If Menzie, Boehm and Federman are right, the ruby trade is so uncontrolled that the boycott will have little effect on what really finances the Burmese military government. The Asian market will probably pick up the slack from the American boycott, perhaps paying the artisanal miners less for their goods. That may allow them to make an even higher margin when they enter the American supply chain as imported from Thailand or the some other ruby producing country. Ultimately, the Burmese artisanal miner will lose.
Most of the jewelry sold by JA members is produced in China, a country with arguably a far worse record on human rights and environmental degradation than Burma. Chinese buyers, according to Joe Menzie, supply most of the Burmese government’s gemstone revenues through the purchase of Burmese jade. Yet we must be grateful to the Chinese because they continue to finance our war in Iraq and the American way of life by purchasing treasury bonds which may well never be paid back.

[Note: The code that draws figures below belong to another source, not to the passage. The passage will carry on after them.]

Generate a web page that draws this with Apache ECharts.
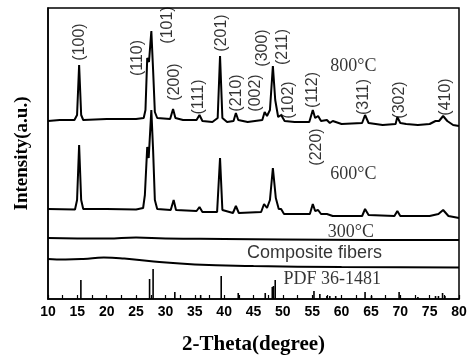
<!DOCTYPE html>
<html>
<head>
<meta charset="utf-8">
<script src="https://cdn.jsdelivr.net/npm/echarts@6/dist/echarts.min.js"></script>
<style>html,body{margin:0;padding:0;background:#fff}#c{width:474px;height:355px}</style>
</head>
<body>
<div id="c"></div>
<script>
// 2-Theta (degree) / Intensity (a.u., curves stacked as in the figure)
const theta800 = [10,12,14.5,14.95,15.3,15.65,16.0,20,25,26.3,26.6,26.9,27.2,27.6,27.9,28.2,28.6,30.8,31.3,31.7,33,35.3,35.8,36.3,38,38.9,39.3,39.7,40.5,41.6,42.0,42.4,44,46.5,46.9,47.3,47.8,48.3,48.7,49.2,49.7,50.3,52,54.5,55.1,55.5,56.0,56.5,57.5,58.0,58.5,60,63.5,64.0,64.6,67,69.2,69.5,70,71,73,75,76,76.6,77.3,78,79,80];
const int800   = [178,179,179,184,234,184,179,180,180,181,189,241,237,268,229,187,181,180,190,181,179,179,184,178,177,181,243,181,177,178,186,179,177,179,187,183,189,233,199,182,184,178,177,177,189,181,183,178,179,176,178,175,176,184,176,174,175,182,176,175,174,175,178,178,183,178,174,173];

const theta600 = [10,14.6,14.95,15.3,15.65,16.0,20,25,26.2,26.5,26.9,27.15,27.6,27.9,28.2,28.6,30.9,31.4,31.8,35.3,35.8,36.3,38.8,39.3,39.7,41.5,42.0,42.5,46.3,46.8,47.3,47.8,48.3,48.8,49.3,49.7,50.2,54.6,55.1,55.5,56.0,56.5,57.5,58.5,63.5,64.0,64.6,69.0,69.5,70.0,75,76.5,77.3,78.2,80];
const int600   = [90,89.5,99,154,99,90,90,89.5,91,104,152,141,189,149,99,90,89,99,89,88,92,87,87,141,89,86,93,86,87,95,91,99,131,101,90,90,85,85,95,88,89,85,85,83,83,90,84,83,88,83,83,85,89,83,81];

const theta300 = [10,20,25,30,40,50,65,80];
const int300   = [61,60.5,61.5,60.5,60,59.5,59,59];

const thetaFiber = [10,13,16,19.5,23,28,35,45,60,80];
const intFiber   = [40,39.5,40,41.5,40.5,37.5,34.5,33,32,31.5];

// PDF 36-1481 reference lines
const pdfTheta = [15.6,27.3,27.9,31.6,36.0,39.5,42.4,47.0,48.2,48.4,48.7,55.3,56.3,57.5,58.0,59.0,64.0,65.1,69.8,73.0,76.0,76.5,77.2,77.6];
const pdfInt   = [19,20,30,7,4,23,6,6,12,13,19,8,5,3,3,3,7,3,7,2,3,3,6,3];

// Miller index annotations
const hklNames = ['(100)','(110)','(101)','(200)','(111)','(201)','(210)','(002)','(300)','(211)','(102)','(112)','(220)','(311)','(302)','(410)'];
const hklTheta = [15.45,25.33,30.4,31.6,35.7,39.6,42.2,45.3,46.6,50.0,50.9,55.0,55.8,63.8,69.8,77.8];
const hklInt   = [257,241,274,217,202,266,206,206,251,252,199,209,152,202,199,202];

// Curve labels
const curveNames = ['800°C','600°C','300°C','Composite fibers','PDF 36-1481'];
const curveTheta = [62.0,62.0,61.6,55.4,58.4];
const curveInt   = [233,125,67,46,20];
const curveFonts = ['serif','serif','serif','sans','serif'];

const xTicks = {min:10, max:80, interval:5};

const zip = (a,b) => a.map((v,i)=>[v,b[i]]);
const lineSeries = (x,y,smooth) => ({
  type:'line', data:zip(x,y), showSymbol:false, smooth:smooth, silent:true,
  lineStyle:{color:'#000', width:2}, z:3
});

const chart = echarts.init(document.getElementById('c'), null, {renderer:'canvas'});
chart.setOption({
  animation:false,
  grid:{left:48, right:15, top:8, bottom:56, show:true, borderColor:'#000', borderWidth:1.5,
        backgroundColor:'transparent', containLabel:false, outerBoundsMode:'none'},
  xAxis:{
    type:'value', min:xTicks.min, max:xTicks.max, interval:xTicks.interval,
    name:'2-Theta(degree)', nameLocation:'middle', nameGap:35,
    nameTextStyle:{fontFamily:'Liberation Serif, Times New Roman, serif', fontWeight:'bold', fontSize:21, color:'#000'},
    axisLine:{show:true, lineStyle:{color:'#000', width:1.5}},
    axisTick:{show:true, inside:true, length:4, lineStyle:{color:'#000', width:1.2}},
    minorTick:{show:true, splitNumber:2, length:4, lineStyle:{color:'#000', width:1.2}},
    axisLabel:{fontFamily:'Liberation Sans, Arial, sans-serif', fontWeight:'bold', fontSize:14, color:'#000', margin:6},
    splitLine:{show:false}, minorSplitLine:{show:false}
  },
  yAxis:{
    type:'value', min:0, max:291,
    name:'Intensity(a.u.)', nameLocation:'middle', nameGap:16,
    nameTextStyle:{fontFamily:'Liberation Serif, Times New Roman, serif', fontWeight:'bold', fontSize:19, color:'#000'},
    axisLine:{show:true, lineStyle:{color:'#000', width:1.5}},
    axisTick:{show:false}, axisLabel:{show:false}, splitLine:{show:false}
  },
  series:[
    lineSeries(theta800,int800,false),
    lineSeries(theta600,int600,false),
    lineSeries(theta300,int300,true),
    lineSeries(thetaFiber,intFiber,true),
    {type:'bar', data:zip(pdfTheta,pdfInt), barWidth:1.6, silent:true, itemStyle:{color:'#000'}, z:3},
    {type:'scatter', symbolSize:0, silent:true, z:5,
     data:hklNames.map((n,i)=>({name:n, value:[hklTheta[i],hklInt[i]]})),
     label:{show:true, position:'inside', rotate:90, formatter:p=>p.name,
            fontFamily:'Liberation Sans, Arial, sans-serif', fontSize:16, color:'#000'}},
    {type:'scatter', symbolSize:0, silent:true, z:5,
     data:curveNames.map((n,i)=>({name:n, value:[curveTheta[i],curveInt[i]],
       label:{fontFamily: curveFonts[i]==='serif' ? 'Liberation Serif, Times New Roman, serif' : 'Liberation Sans, Arial, sans-serif'}})),
     label:{show:true, position:'inside', formatter:p=>p.name, fontSize:18, color:'#000'}}
  ]
});
</script>
</body>
</html>
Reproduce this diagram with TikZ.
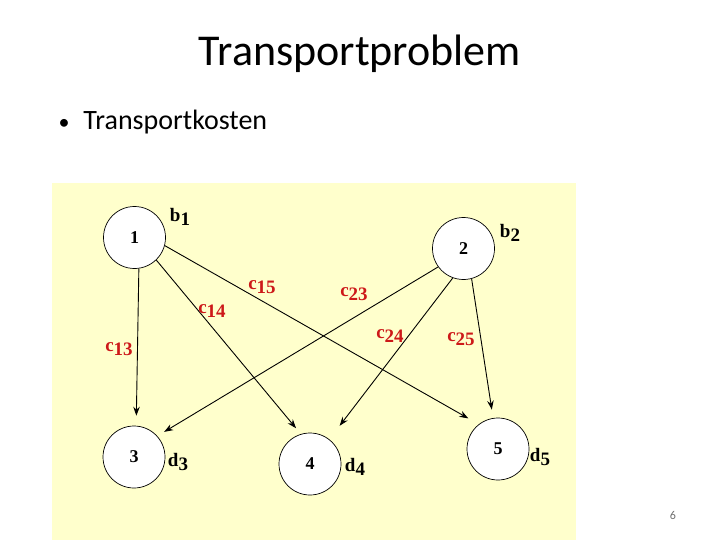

Jim Fiebig, of Sellmorecolor.com. has been following this issue closely. He urges everyone to buy more Burmese rubies and is vowing to boycott BP (British Petroleum) who have significant oil interests in Burma.. In my email correspondence with him, he quoted Winston Churchill who said, “The Americans always do the right thing…after they’ve tried everything else.”
Three Possible Conclusions.
I know there has been a lot of hesitation among many people in the industry to come out against JA’s and CRJP’s position. These organizations represent just about every big player in the jewelry industry: men and women held in the highest regard, many of whom are deeply involved in pushing the ethics of the Madison Dialogues forward. Thus, I offer three possible conclusions to why they support the boycott and why I and a growing number of gem experts do not.
First, I may be wrong. My sources could be too narrow in their scope or too interested in protecting their own interests to be objective and reliable. Indeed, the Burmese ruby trade may be highly centralized and funneled through government sources. In this case, Congress and the Bush administration are doing the right thing and the jewelry industry is correct to follow. An ethical argument can be made that a boycott is best even though it is going to negatively impact the artisanal miners.
The second possible conclusion is based on the fact that it is very hard to sort out what is going on in a foreign land without actually being there. In my youth, I spent two years as a volunteer in Haiti, directing an orphanage funded by the diplomatic corps. The news reports from major American publications shockingly distorted the facts when Baby Doc fled the country in 1986 and there was shooting in the streets. Therefore, it may well be possible that JA’s information, from which they called for a boycott, could be poor. Perhaps JA is misled by their sources, and has thus misguided Congress and the Bush administration.
The third conclusion I hesitate to make, given the integrity of our jewelry industry leaders, is that JA, and by extension, CRJP, sees the Burmese ruby boycott as a public relations issue rather than as a humanitarian crisis. Thus, the appearance of being politically correct and protecting the image and profits of the jewelry trade becomes paramount in decision making, even if it means undermining one of the economic roots that supports the pro-democracy movement in Burma. In essence, it is another situation where corporate profits trump true moral and ethical concerns. The lesson gleaned from the blood diamond tragedy concerns merely public relations, not morality.
Any way you look at the three conclusions above, the impoverished Burmese artisanal miners and their families will continue to suffer.